Christians Seek To Root Out ‘Stealth Candidates’

Associated Press

Take the pledge.

That’s what the Interfaith Alliance of Washington State is asking 22 school-board candidates to do in what has become a pilot project to promote tolerance and smoke out “stealth candidates” from what is sometimes called the religious right.

“Our purpose is to unmask those hidden agendas,” said the Rev. Walter John Boris of Kirkland Congregational Church United Church of Christ.

Candidates signing the pledge promise to “affirm the religious diversity of this country” and “reject any political group which preaches or practices exclusion and intolerance, including any assertion that votes for its candidates are ‘votes for God.”’

The alliance sent questionnaires and copies of the pledge to school-board candidates in Olympia and in the Lake Washington, Northshore and Edmonds school districts in the Seattle suburbs. The questionnaires seek the candidates’ stands on such issues as school prayer, use of tax dollars for private or parochial schools, and the teaching of creationism.

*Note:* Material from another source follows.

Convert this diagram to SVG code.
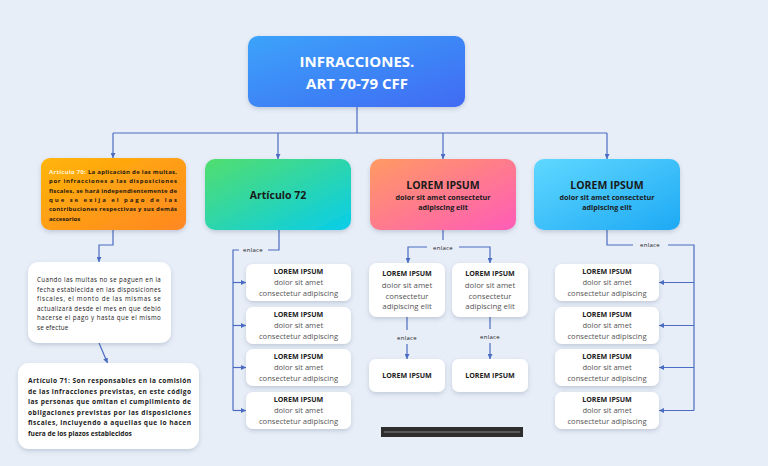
<svg xmlns="http://www.w3.org/2000/svg" width="768" height="466" viewBox="0 0 768 466">
<defs>
<linearGradient id="gTitle" x1="0" y1="0" x2="1" y2="1"><stop offset="0" stop-color="#3ba3fa"/><stop offset="1" stop-color="#406af3"/></linearGradient>
<linearGradient id="gOrange" x1="0" y1="0" x2="1" y2="1"><stop offset="0" stop-color="#ffb508"/><stop offset="1" stop-color="#ff8722"/></linearGradient>
<linearGradient id="gGreen" x1="0" y1="0" x2="1" y2="1"><stop offset="0" stop-color="#52de6e"/><stop offset="1" stop-color="#08cdea"/></linearGradient>
<linearGradient id="gPink" x1="0" y1="0" x2="1" y2="1"><stop offset="0" stop-color="#ff9a62"/><stop offset="1" stop-color="#ff5cb8"/></linearGradient>
<linearGradient id="gBlue" x1="0" y1="0" x2="1" y2="1"><stop offset="0" stop-color="#5fd8ff"/><stop offset="1" stop-color="#1ea9f4"/></linearGradient>
<filter id="sh" x="-10%" y="-10%" width="120%" height="130%"><feDropShadow dx="0" dy="2" stdDeviation="2" flood-color="#3a4a70" flood-opacity="0.22"/></filter>
<marker id="ar" viewBox="0 0 6 6" refX="6" refY="3" markerWidth="5" markerHeight="5" markerUnits="userSpaceOnUse" orient="auto"><path d="M0,0 L6,3 L0,6 Z" fill="#4a6cc2"/></marker>
</defs>
<style>
.ln{fill:none;stroke:#4a6cc2;stroke-width:1.2}
.wb{fill:#ffffff;filter:url(#sh)}
.cb{filter:url(#sh)}
text{font-family:"Open Sans","Liberation Sans",sans-serif}
.tt{font-size:15px;font-weight:700;fill:#ffffff;text-anchor:middle}
.hd{font-size:10.5px;font-weight:700;fill:#1a1a1a;text-anchor:middle}
.sb{font-size:7.2px;font-weight:700;fill:#1a1a1a;text-anchor:middle}
.ch{font-size:7.1px;font-weight:700;fill:#222222;text-anchor:middle}
.cr{font-size:7.6px;fill:#555555;text-anchor:middle}
.pr{font-size:7.8px;fill:#555555;text-anchor:middle}
.lb{font-size:6px;fill:#222222;text-anchor:middle;letter-spacing:0.3px}
.jb{font-size:6px;font-weight:700;fill:#1f1a10}
.jr{font-size:6.2px;fill:#1a1a1a;letter-spacing:0.2px}
.j3{font-size:6.6px;font-weight:700;fill:#1a1a1a}
</style>
<rect width="768" height="466" fill="#e8eef8"/>

<g id="connectors">
<path class="ln" d="M357,107 V133 M113,133 H607"/>
<path class="ln" d="M113,133 V158" marker-end="url(#ar)"/>
<path class="ln" d="M278,133 V159" marker-end="url(#ar)"/>
<path class="ln" d="M443,133 V159" marker-end="url(#ar)"/>
<path class="ln" d="M607,133 V159" marker-end="url(#ar)"/>
<path class="ln" d="M113,230 V245 H99 V262" marker-end="url(#ar)"/>
<path class="ln" d="M99,343 L107.5,363" marker-end="url(#ar)"/>
<path class="ln" d="M279,230 V250 H268"/>
<path class="ln" d="M239,250 H233 V410.5"/>
<path class="ln" d="M233,282.5 H246" marker-end="url(#ar)"/>
<path class="ln" d="M233,325.5 H246" marker-end="url(#ar)"/>
<path class="ln" d="M233,367.5 H246" marker-end="url(#ar)"/>
<path class="ln" d="M233,410.5 H246" marker-end="url(#ar)"/>
<path class="ln" d="M443,230 V240"/>
<path class="ln" d="M427,247 H408 V263" marker-end="url(#ar)"/>
<path class="ln" d="M459,247 H490 V263" marker-end="url(#ar)"/>
<path class="ln" d="M407,317 V330"/>
<path class="ln" d="M407,344 V359" marker-end="url(#ar)"/>
<path class="ln" d="M490,317 V329"/>
<path class="ln" d="M490,343 V359" marker-end="url(#ar)"/>
<path class="ln" d="M607,230 V245 H633"/>
<path class="ln" d="M668,245 H694 V410.5"/>
<path class="ln" d="M694,282.5 H659" marker-end="url(#ar)"/>
<path class="ln" d="M694,325.5 H659" marker-end="url(#ar)"/>
<path class="ln" d="M694,367.5 H659" marker-end="url(#ar)"/>
<path class="ln" d="M694,410.5 H659" marker-end="url(#ar)"/>
<text class="lb" x="253" y="252">enlace</text>
<text class="lb" x="443" y="249.5">enlace</text>
<text class="lb" x="407" y="339.5">enlace</text>
<text class="lb" x="490" y="338.5">enlace</text>
<text class="lb" x="650" y="247">enlace</text>
</g>

<g id="title">
<rect class="cb" x="248" y="36" width="217" height="71" rx="10" fill="url(#gTitle)"/>
<text class="tt" x="357" y="67">INFRACCIONES.</text>
<text class="tt" x="357" y="89">ART 70-79 CFF</text>
</g>

<g id="art70">
<rect class="cb" x="41" y="158" width="145" height="72" rx="9" fill="url(#gOrange)"/>
<text class="jb" x="49" y="174" textLength="128" lengthAdjust="spacing"><tspan fill="#fff4d8">Artículo 70:</tspan> La aplicación de las multas,</text>
<text class="jb" x="49" y="183.3" textLength="128" lengthAdjust="spacing">por infracciones a las disposiciones</text>
<text class="jb" x="49" y="192.6" textLength="128" lengthAdjust="spacing">fiscales, se hará independientemente de</text>
<text class="jb" x="49" y="201.9" textLength="128" lengthAdjust="spacing">que se exija el pago de las</text>
<text class="jb" x="49" y="211.2" textLength="128" lengthAdjust="spacing">contribuciones respectivas y sus demás</text>
<text class="jb" x="49" y="220.5">accesorios</text>
</g>

<g id="nota70">
<rect class="wb" x="28" y="262" width="143" height="81" rx="10"/>
<text class="jr" x="37" y="282" textLength="124" lengthAdjust="spacing">Cuando las multas no se paguen en la</text>
<text class="jr" x="37" y="291.5" textLength="124" lengthAdjust="spacing">fecha establecida en las disposiciones</text>
<text class="jr" x="37" y="301" textLength="124" lengthAdjust="spacing">fiscales, el monto de las mismas se</text>
<text class="jr" x="37" y="310.5" textLength="124" lengthAdjust="spacing">actualizará desde el mes en que debió</text>
<text class="jr" x="37" y="320" textLength="124" lengthAdjust="spacing">hacerse el pago y hasta que el mismo</text>
<text class="jr" x="37" y="329.5">se efectue</text>
</g>

<g id="art71">
<rect class="wb" x="18" y="363" width="181" height="86" rx="11"/>
<text class="j3" x="28" y="383" textLength="163" lengthAdjust="spacing">Artículo 71: Son responsables en la comisión</text>
<text class="j3" x="28" y="393.5" textLength="163" lengthAdjust="spacing">de las infracciones previstas, en este código</text>
<text class="j3" x="28" y="404" textLength="163" lengthAdjust="spacing">las personas que omitan el cumplimiento de</text>
<text class="j3" x="28" y="414.5" textLength="163" lengthAdjust="spacing">obligaciones previstas por las disposiciones</text>
<text class="j3" x="28" y="425" textLength="163" lengthAdjust="spacing">fiscales, incluyendo a aquellas que lo hacen</text>
<text class="j3" x="28" y="435.5">fuera de los plazos establecidos</text>
</g>

<g id="art72">
<rect class="cb" x="205" y="159" width="146" height="71" rx="10" fill="url(#gGreen)"/>
<text class="hd" x="278" y="199">Artículo 72</text>
</g>
<g id="g1"><rect class="wb" x="246" y="264" width="105" height="37" rx="7"/>
<text class="ch" x="298.5" y="274">LOREM IPSUM</text><text class="cr" x="298.5" y="285">dolor sit amet</text><text class="cr" x="298.5" y="296">consectetur adipiscing</text></g>
<g id="g2"><rect class="wb" x="246" y="307" width="105" height="37" rx="7"/>
<text class="ch" x="298.5" y="317">LOREM IPSUM</text><text class="cr" x="298.5" y="328">dolor sit amet</text><text class="cr" x="298.5" y="339">consectetur adipiscing</text></g>
<g id="g3"><rect class="wb" x="246" y="349" width="105" height="37" rx="7"/>
<text class="ch" x="298.5" y="359">LOREM IPSUM</text><text class="cr" x="298.5" y="370">dolor sit amet</text><text class="cr" x="298.5" y="381">consectetur adipiscing</text></g>
<g id="g4"><rect class="wb" x="246" y="392" width="105" height="37" rx="7"/>
<text class="ch" x="298.5" y="402">LOREM IPSUM</text><text class="cr" x="298.5" y="413">dolor sit amet</text><text class="cr" x="298.5" y="424">consectetur adipiscing</text></g>

<g id="pink">
<rect class="cb" x="370" y="159" width="146" height="71" rx="10" fill="url(#gPink)"/>
<text class="hd" x="443" y="188.5">LOREM IPSUM</text>
<text class="sb" x="443" y="199.5">dolor sit amet consectetur</text>
<text class="sb" x="443" y="209.5">adipiscing elit</text>
</g>
<g id="p1"><rect class="wb" x="369" y="263" width="76" height="54" rx="8"/>
<text class="ch" x="407" y="276">LOREM IPSUM</text><text class="pr" x="407" y="288">dolor sit amet</text><text class="pr" x="407" y="298.5">consectetur</text><text class="pr" x="407" y="309">adipiscing elit</text></g>
<g id="p2"><rect class="wb" x="452" y="263" width="76" height="54" rx="8"/>
<text class="ch" x="490" y="276">LOREM IPSUM</text><text class="pr" x="490" y="288">dolor sit amet</text><text class="pr" x="490" y="298.5">consectetur</text><text class="pr" x="490" y="309">adipiscing elit</text></g>
<g id="p3"><rect class="wb" x="369" y="359" width="76" height="33" rx="7"/>
<text class="ch" x="407" y="378">LOREM IPSUM</text></g>
<g id="p4"><rect class="wb" x="452" y="359" width="76" height="33" rx="7"/>
<text class="ch" x="490" y="378">LOREM IPSUM</text></g>

<g id="blue">
<rect class="cb" x="534" y="159" width="146" height="71" rx="10" fill="url(#gBlue)"/>
<text class="hd" x="607" y="188.5">LOREM IPSUM</text>
<text class="sb" x="607" y="199.5">dolor sit amet consectetur</text>
<text class="sb" x="607" y="209.5">adipiscing elit</text>
</g>
<g id="b1"><rect class="wb" x="555" y="264" width="104" height="37" rx="7"/>
<text class="ch" x="607" y="274">LOREM IPSUM</text><text class="cr" x="607" y="285">dolor sit amet</text><text class="cr" x="607" y="296">consectetur adipiscing</text></g>
<g id="b2"><rect class="wb" x="555" y="307" width="104" height="37" rx="7"/>
<text class="ch" x="607" y="317">LOREM IPSUM</text><text class="cr" x="607" y="328">dolor sit amet</text><text class="cr" x="607" y="339">consectetur adipiscing</text></g>
<g id="b3"><rect class="wb" x="555" y="349" width="104" height="37" rx="7"/>
<text class="ch" x="607" y="359">LOREM IPSUM</text><text class="cr" x="607" y="370">dolor sit amet</text><text class="cr" x="607" y="381">consectetur adipiscing</text></g>
<g id="b4"><rect class="wb" x="555" y="392" width="104" height="37" rx="7"/>
<text class="ch" x="607" y="402">LOREM IPSUM</text><text class="cr" x="607" y="413">dolor sit amet</text><text class="cr" x="607" y="424">consectetur adipiscing</text></g>

<g id="bar">
<rect x="381" y="427" width="142" height="10" fill="#2e2e2e"/>
<rect x="384" y="431" width="136" height="2" fill="#5a5a5a"/>
</g>
</svg>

Results are being compiled for a voter guide to be distributed before the elections Nov. 7. Total cost is estimated at $26,000.

Northshore incumbent Sue Paro said she signed without reservation.

“For me as a religious person, it’s a breath of fresh air to know that you can be a religious person and not be as negative as Christian Coalition,” she said.

Dave Welch, state director of Christian Coalition, said he knew of no stealth strategy among religious conservatives.

“To make it appear that this is a major agenda with any kind of major organization of Christian conservatives is absurd,” he said.

“We believe candidates should take positions on issues and say who and what they are.”

At the same time, there are those who “vocally and hostilely attack people for their faith,” Welch noted, “so often people are necessarily leery about exposing themselves to that kind of attack.”

He said he had no objection to the survey but considered the pledge “too broad and meaningless.”

Candidates signing the pledge vow to “campaign without any appeal to prejudice or discrimination based on race, religion, gender, marital status, national origin, ethnicity, sexual orientation, disability or age.”